Sorry man..not on mine! That's from the carb overflows. On mine, the waterpump dump doesn't come through. Maybe others do, but not mine.


----------



## OverTheHill (Feb 13, 2010)

Put a can under the drain, open the float bowl drain screws, gas will run into the can. Look up under the right side cover. There is a hex screw that drains the carb. You don't need to remove it, just open it a few turns. You should do this now and then to drain any water or other crap that's in the bottom of the bowls. You'll need a long T-handle hex wrench or (better) a flex shaft screwdriver with a hex bit - sorry, can't remember the size.


----------



## BrutemanAl (Jul 3, 2009)

Did we decide what that hose is? Mine is an 08 and it has it,never knew what i was and reading the other post's,noone seems to agree on what it is.


----------



## NMKawierider (Apr 11, 2009)

BrutemanAl said:


> Did we decide what that hose is? Mine is an 08 and it has it,never knew what i was and reading the other post's,noone seems to agree on what it is.

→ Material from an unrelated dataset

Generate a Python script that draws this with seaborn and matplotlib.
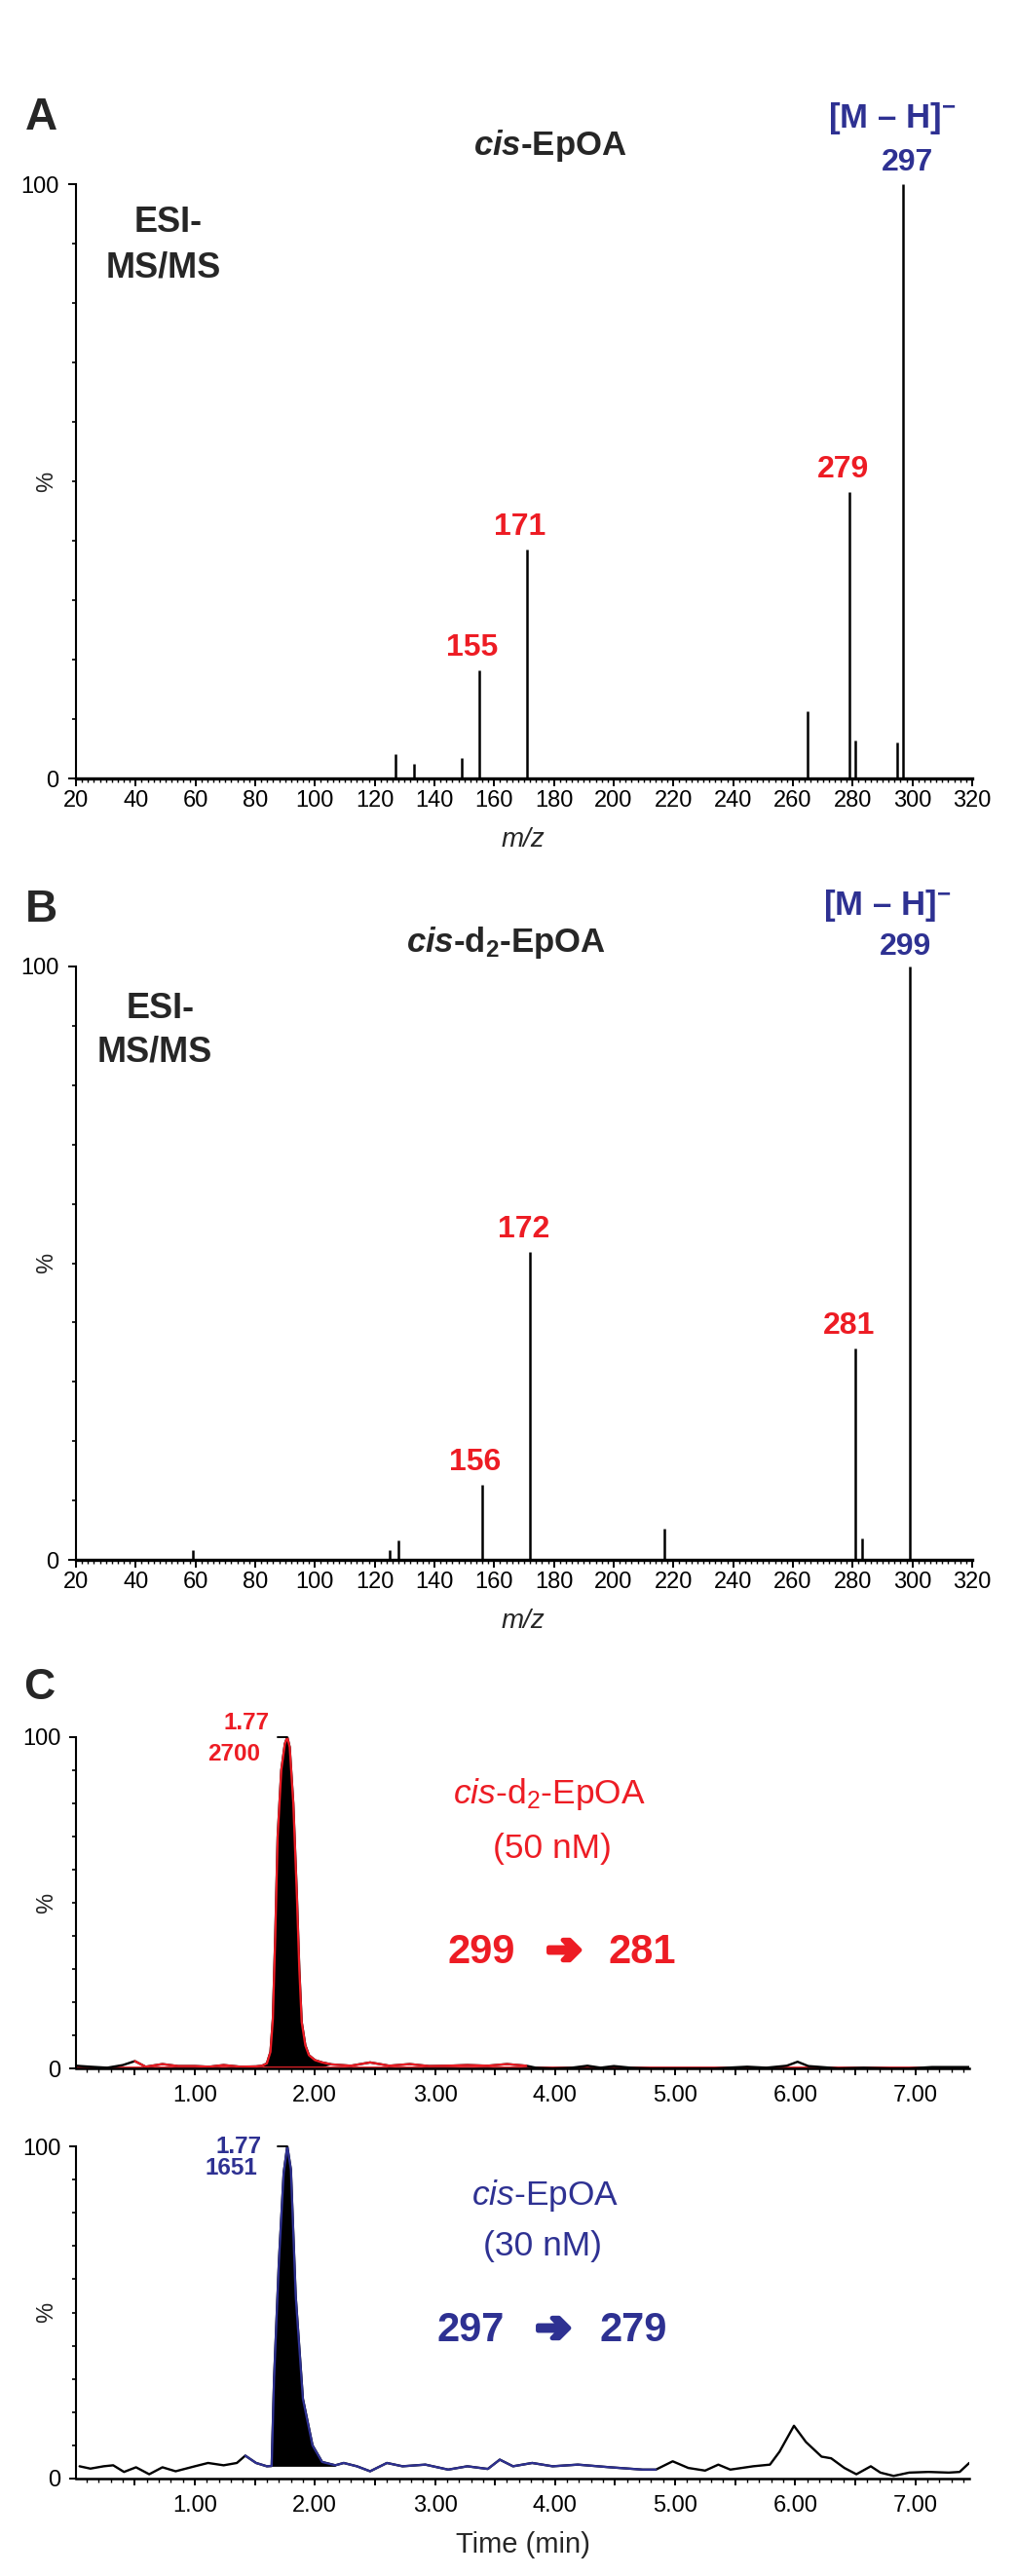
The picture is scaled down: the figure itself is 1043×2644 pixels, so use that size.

08s have no carbs so on yours it must be the dump for the water pump. My water pump dump does not go through the skid plate and never has, but the carb bowl overflow do. Makes sence to me, I sure would not want gas to pool on top of the skid plates where it could catch fire...on the other hand, no worries about leaking coolant catching fire.

Just because some are saying different means that maybe at the dealer, some are setting them up differently....maybe. I always thought the were shipped all together except for the wheels though.


----------



## wood butcher (May 11, 2009)

on my 06 it comes from the waterpump case


----------



## Guarino113 (Oct 3, 2009)

nmkawierider said:


> The 05-07s carb overflows T into one line and drop to a check valve that ends up with one tube that goes through a hole in the skid plate pretty close to the oil drain plug hole. Its the only thing that does come through the skid plate. That's gota be it. I might have a pic somewhere...............Yeah...here one. Its in the red circle


the carb drain hose has a white check valve on it. im not saying your wrong or anything but it just looks like the water pump drain to me. mine doesnt go through the skid plate either but it could if i put it there.


----------



## BrutemanAl (Jul 3, 2009)

08 doesnt have carbs????? mine has 2 does it not? i dont have efi,it is a 650


----------



## Bootlegger (Dec 18, 2008)

BrutemanAl said:


> 08 doesnt have carbs????? mine has 2 does it not? i dont have efi,it is a 650


Only the 750's are EFI....that is your water pump drain....or either your carb drain. If you take your left floorboard off and get to looking around under there real good you will see which one is it..on mine that was like that was the carb drain....I shortened mine a bit.

Hope that helps.


----------



## NMKawierider (Apr 11, 2009)

Guarino113 said:


> the carb drain hose has a white check valve on it. im not saying your wrong or anything but it just looks like the water pump drain to me. mine doesnt go through the skid plate either but it could if i put it there.


Mine has little white checks on both and short black lines off those but only one goes through the skid...pretty sure its the fuel dump...guess I better check again. Of course it realy doesn't matter any more, my new skids don't have holes for either to go through so...they don't anymore. Bummer...not sure I like that idea..might have to drill me some holes...lol


----------